Lights, camera, action, love and friendship


Reviewed by Linda C. Brinson

THE GIRLS IN THE PICTURE. By Melanie Benjamin. Random House Audio. Read by Kimberly Farr. 16 ½ hours; 13 CDs. $50.

PictureMelanie Benjamin has made quite a successful career by spinning the real-life stories of famous people into entertaining novels. As she does so, she largely sticks to the known facts, but since life is messier than fiction, she takes liberties, leaving out some details and developments and adding others. Onto the basic framework of documentable history, she hangs imagined thoughts, emotions and conversations.

In the past, she’s written about Charles Dodgson (aka Lewis Carroll) and Alice Liddell, the inspiration for Alice in Wonderland; Anne Morrow Lindbergh, the author and wife of the famous aviator; Mrs. Tom Thumb; and Truman Capote and the New York high society women he called his “swans” in the 1960s and ’70s.

This latest novel is set during the birth of the movie industry in the United States, primarily as seen through the experiences of two friends, the golden-curled Mary Pickford, a darling of the silent film era, and Frances Marion, a journalist, author and highly successful screenwriter.

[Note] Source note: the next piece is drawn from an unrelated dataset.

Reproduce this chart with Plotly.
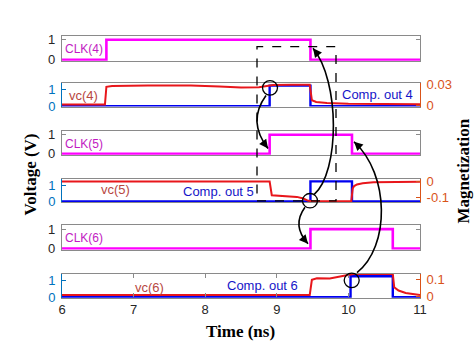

The story Benjamin spins of those early days in what became Hollywood is fascinating and one the casual movie fan probably knows only vaguely. Mary Pickford and Frances Marion arrived on the scene in its early days, when movies were silent, brief and known as “flickers,” and respectable people in Los Angeles didn’t have much to do with the people who appeared in them – people they disparagingly called “movies.” The two lived through many developments in the industry and even spearheaded some of them.

They were good friends, bound by their ambition and their determination to make it in a man’s world. We see them as young women, wondering if they will have to sacrifice happiness in their personal lives – never finding true love – as they pursue their pioneering careers. Then we see them decades later, when they are all but forgotten by the general public, and the vagaries of life have taken their toll on that friendship.

The developments in the movie industry – technical, artistic and business – are intriguing and entertaining. Benjamin works the likes of Charlie Chaplin, Lillian Gish, Louis B. Mayer, D.W. Griffith and Rudolph Valentino into the story. When Pickford does find love and marries Douglas Fairbanks, the two become the King and Queen of Hollywood, greeted by adoring crowds wherever they go, in Europe as well as America.

And then the “talkies” took over the industry in the late 1920s, and many silent screen stars, among them Fairbanks and Pickford, were unable to make the transition.

Frances Marion’s career as a writer is also fascinating, especially when she went to the front in World War I to make films about the contributions of women to the war effort. Then she returned to the movie world as a writer, eventually winning two Academy Awards

Benjamin tells a good story, and, given all the recent revelations about abuse of women in the entertainment industry, it’s certainly a timely one. We see, for one thing, the early days of the infamous “casting couch.”

She is a bit heavy-handed, however, in conveying her themes. We understand that Pickford, Marion and other women in the movie industry were often treated poorly by the men who held the power, and that they had to work twice as hard to get ahead. It’s jarring, however, to hear them think and speak in 21st-century feminist terms about their problems. And we understand, early in the story, that some of Pickford’s emotional problems stemmed from having to work at a tender age as a child actress, and from being made to feel that despite any success, she was always only a step or two away from poverty. Yet, Benjamin tells us this repeatedly.

The narrative is also a little uneven, alternating between Marion’s lively first-person accounts and Pickford’s story, told in third person. And we get great detail about some things while others, such as Marion’s marriages other than to the cowboy film star Fred Thomson, are barely mentioned.

Ultimately, though, the story is well worth the reading or listening. It’s both a fascinating look at the growth of the movie industry and a touching story about the friendship of two remarkable women.

Kimberly Farr does a fine job of reading the audio version with just the right amount of expression and drama to bring the scenes to life in the listener’s mind – almost as if they were on the big screen.